“Chi si accontenta muore” c’era scritto sui muri dell’università. Tempi lontani, del secolo scorso, ma la realtà non cambia, perché la sete dell’uomo rimane identica e nessun bit, social, intelligenza artificiale può spegnerla. A patto che la si voglia vivere in pienezza, in profondità, senza accontentarsi, appunto. Ce lo ripetono, ormai da quasi due settimane, anche gli olimpionici di Parigi.
Non tutti, certo, ma tra interviste fotocopia e manie di grandezza emergono personalità degne di attenzione ben oltre le gare svolte e perfino le medaglie conquistate. Benedetta Pilato, per esempio, 19 anni e un terzo posto nei 100 metri rana sfuggito per un solo centesimo, nemmeno il tempo d’un battito di ciglia. Davanti ai microfoni Rai avrebbe potuto mostrarsi arrabbiata o delusa, invece ha detto in lacrime che quello era il giorno più bello della sua vita perché le aveva fatto capire il suo valore. Alice D’Amato, 21 anni, è riuscita a mettersi la medaglia al collo, addirittura d’oro, nella prova di ginnastica alla trave.
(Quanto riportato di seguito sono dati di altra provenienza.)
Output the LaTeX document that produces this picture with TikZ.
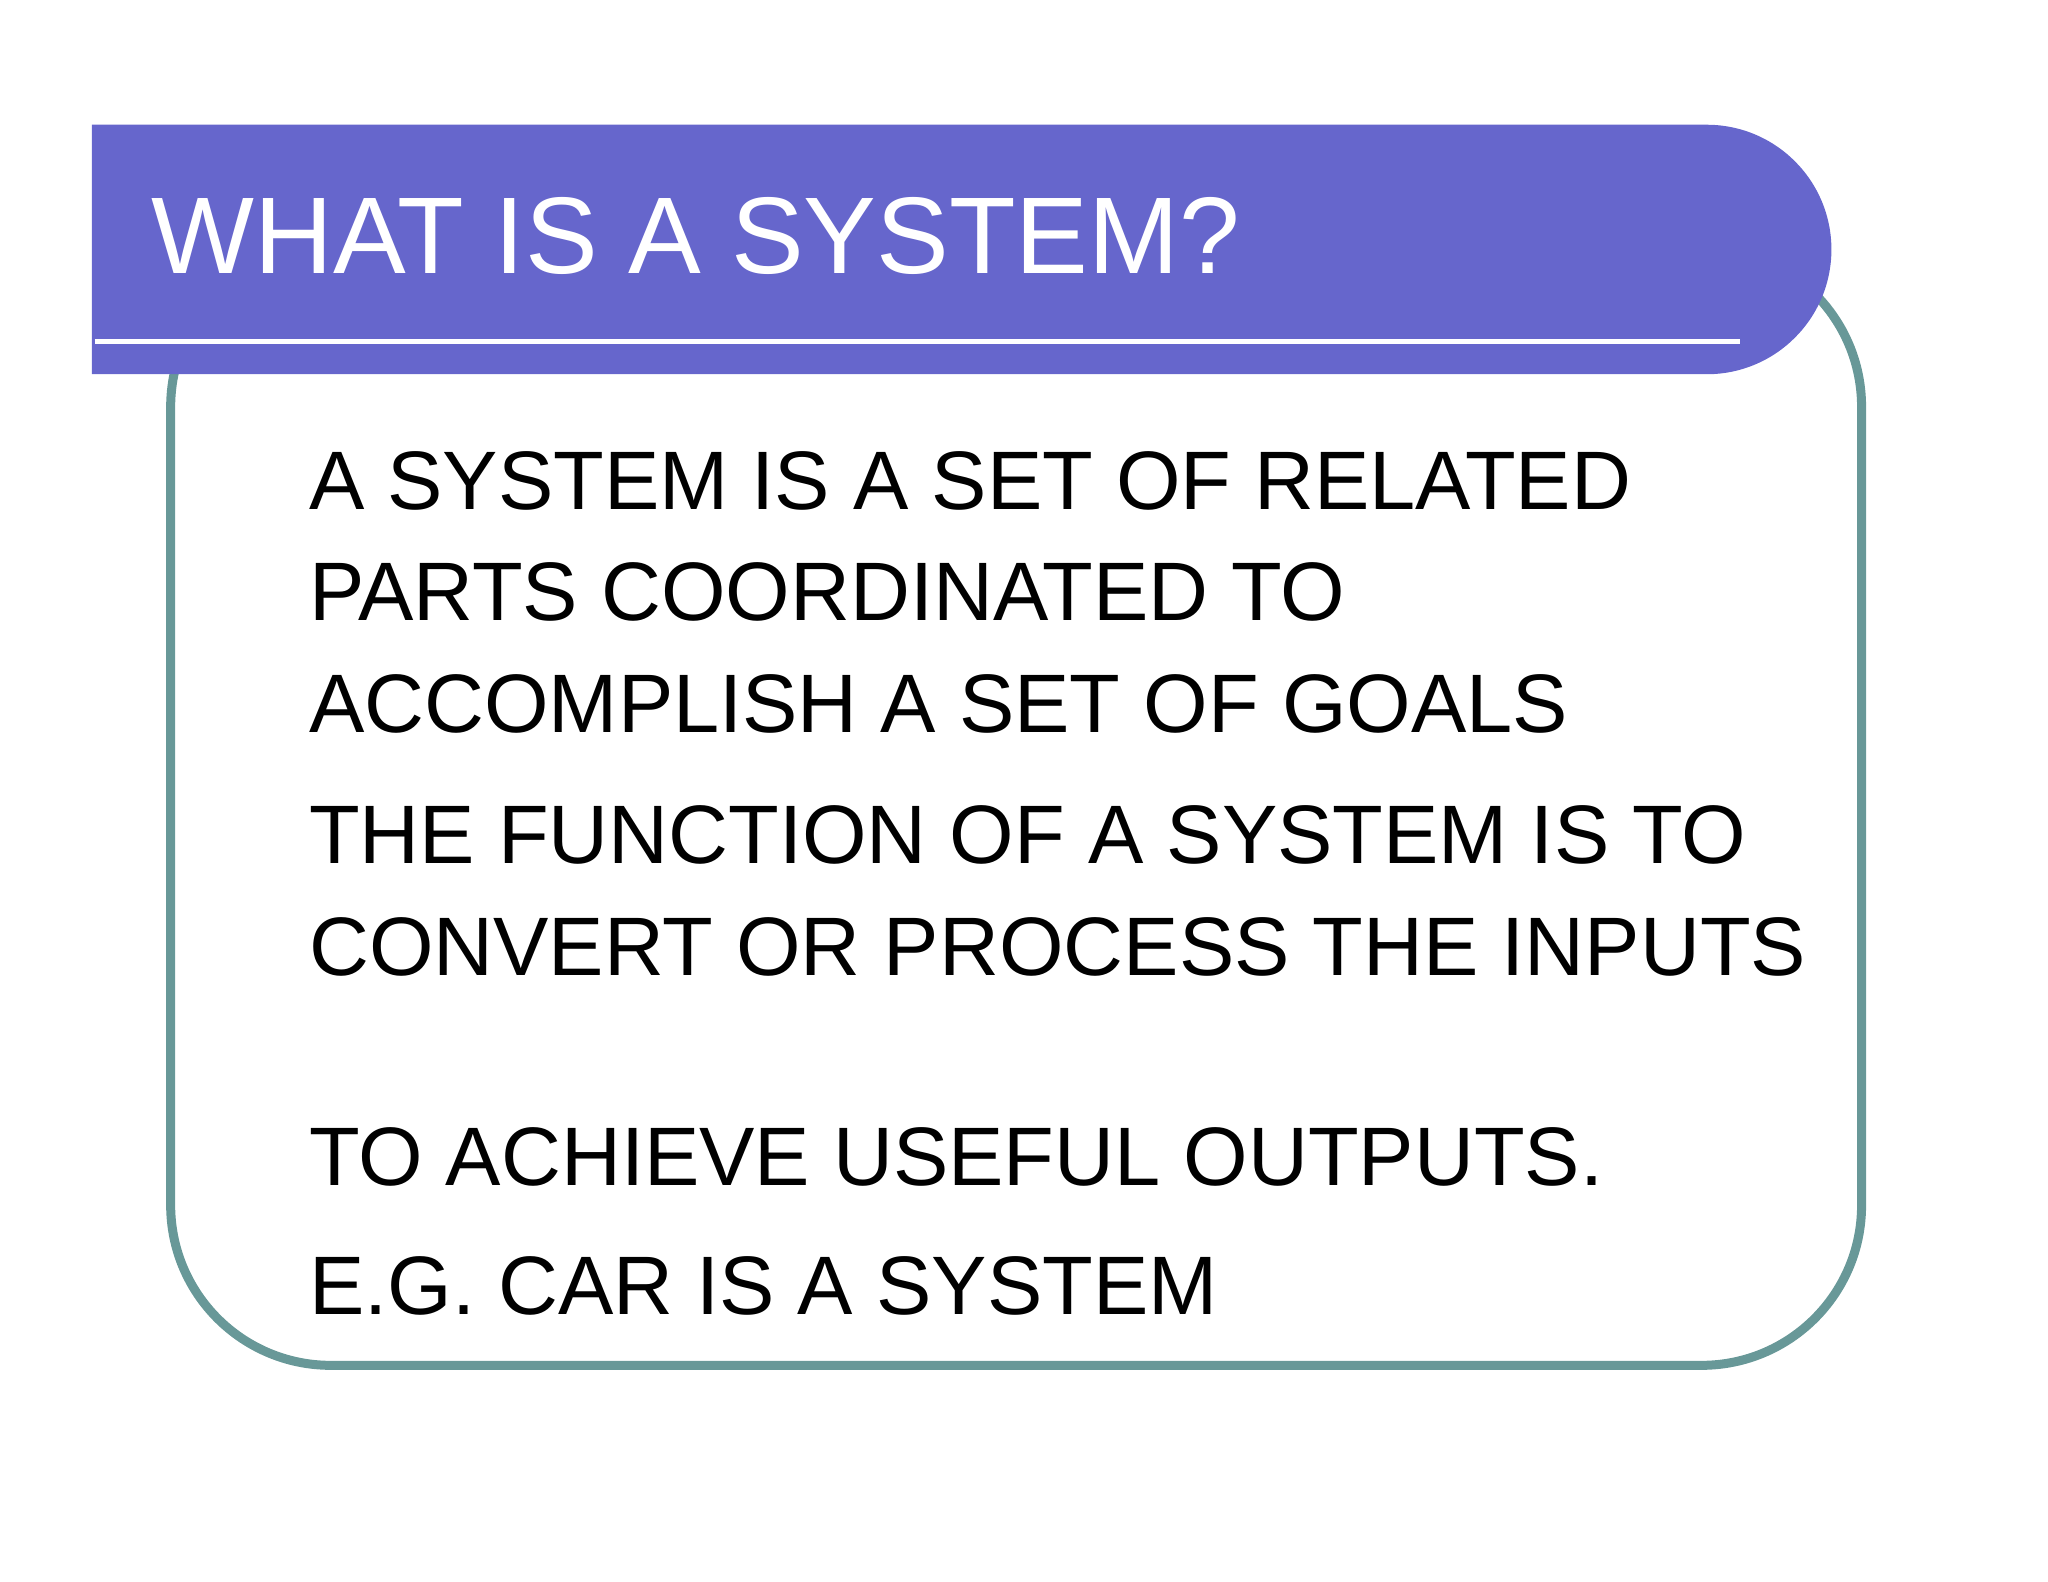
\documentclass[tikz,border=0pt]{standalone}
\usepackage{fontspec}
\setmainfont{Liberation Sans}
\definecolor{framecol}{RGB}{104,152,152}
\definecolor{headcol}{RGB}{102,102,204}
\tikzset{
  bodytext/.style={anchor=base west, inner sep=0pt, font=\fontsize{23.6}{28}\selectfont, text=black},
  titletext/.style={anchor=base west, inner sep=0pt, font=\fontsize{31}{36}\selectfont, text=white}
}
\begin{document}
\begin{tikzpicture}[x=0.01313cm, y=-0.01313cm]
\useasboundingbox (0,0) rectangle (1560,1205);

% Frame
\draw[framecol, line width=0.09cm, rounded corners=1.6cm] (130,188) rectangle (1418,1040);

% Header band
\fill[headcol] (70,95) -- (1300,95) arc[start angle=90, end angle=-90, radius=1.247cm] -- (70,285) -- cycle;
\draw[white, line width=0.055cm] (72,260) -- (1325,260);
\node[titletext] (title) at (115,208) {WHAT IS A SYSTEM?};

% Body lines
\node[bodytext] (l1) at (235,388) {A SYSTEM IS A SET OF RELATED};
\node[bodytext] (l2) at (235,473) {PARTS COORDINATED TO};
\node[bodytext] (l3) at (235,558) {ACCOMPLISH A SET OF GOALS};
\node[bodytext] (l4) at (235,658) {THE FUNCTION OF A SYSTEM IS TO};
\node[bodytext] (l5) at (235,743) {CONVERT OR PROCESS THE INPUTS};
\node[bodytext] (l6) at (235,903) {TO ACHIEVE USEFUL OUTPUTS.};
\node[bodytext] (l7) at (235,1001) {E.G. CAR IS A SYSTEM};
\end{tikzpicture}
\end{document}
Il padre che adorava, morto di cancro un anno fa, la sorella gemella (e si sa quanto essere gemelli condizioni la vita di entrambi) ginnasta come lei ma costretta a casa da un infortunio, la dedica della vittoria al genitore “che mi guarda da lassù” e un desiderio manifestato alla giornalista senza alcun pudore: “Vorrei metter su famiglia e avere dei figli”. Inaudito di questi tempi, addirittura spiazzante detto da una ragazza ancora giovane e probabilmente con almeno un’altra olimpiade davanti.
E poi due nuotatori di cui uno, Gregorio Paltrinieri, a quasi 30 anni e dopo tanti successi avrebbe l’età per smettere, ma invece conquista un argento e un bronzo dei 1500 e negli 800 stile libero e dichiara che nemmeno i trionfi olimpici possono riscaldargli il cuore. Con lui il 23enne Thomas Ceccon, le cui immagini della vittoria nei 100 metri dorso hanno fatto il giro del mondo insieme a quelle del sonnellino schiacciato sull’erba del villaggio olimpico perché, a parte il caldo insopportabile della camera, aveva bisogno di restare solo, che dà ragione a Paltrinieri quando assicura che nemmeno una medaglia può togliere il freddo che a volte si sente dentro, perché niente può spegnere “il desiderio di raggiungere una meta”.
Come dire che non c’è metallo che tenga, oro compreso: il cuore dell’uomo chiede di più, il desiderio di infinito non può venire appagato dalla gloria, dalla fama, dai soldi, dal successo, dai riflettori sempre accesi. Verrebbe spontaneo un confronto con tanti influencer, uomini di spettacolo, sportivi di discipline ben più ricoperte di favori (calcio, auto-motociclismo, sci alpino in prima linea) che ostentano vite da nababbi e, messi di fronte ad un microfono, non sanno che ripetere frasi fatte e prive di sostanza, specchi fedeli di una società in cui, ricordate Ionesco (e non Allen, come sempre viene detto)? “Dio è morto, Marx è morto e anch’io non mi sento tanto bene”.
Ma per quello bisogna avere il coraggio di non accontentarsi o di pensarla come Montale e la sua Maestrale scritta quasi cent’anni fa: “Sotto l’azzurro fitto/ del cielo qualche uccello di mare se ne va;/ né sosta mai: perché tutte le immagini porta scritto:/ “più in là”. Molto più in là di un oro, bello ma effimero, alle Olimpiadi.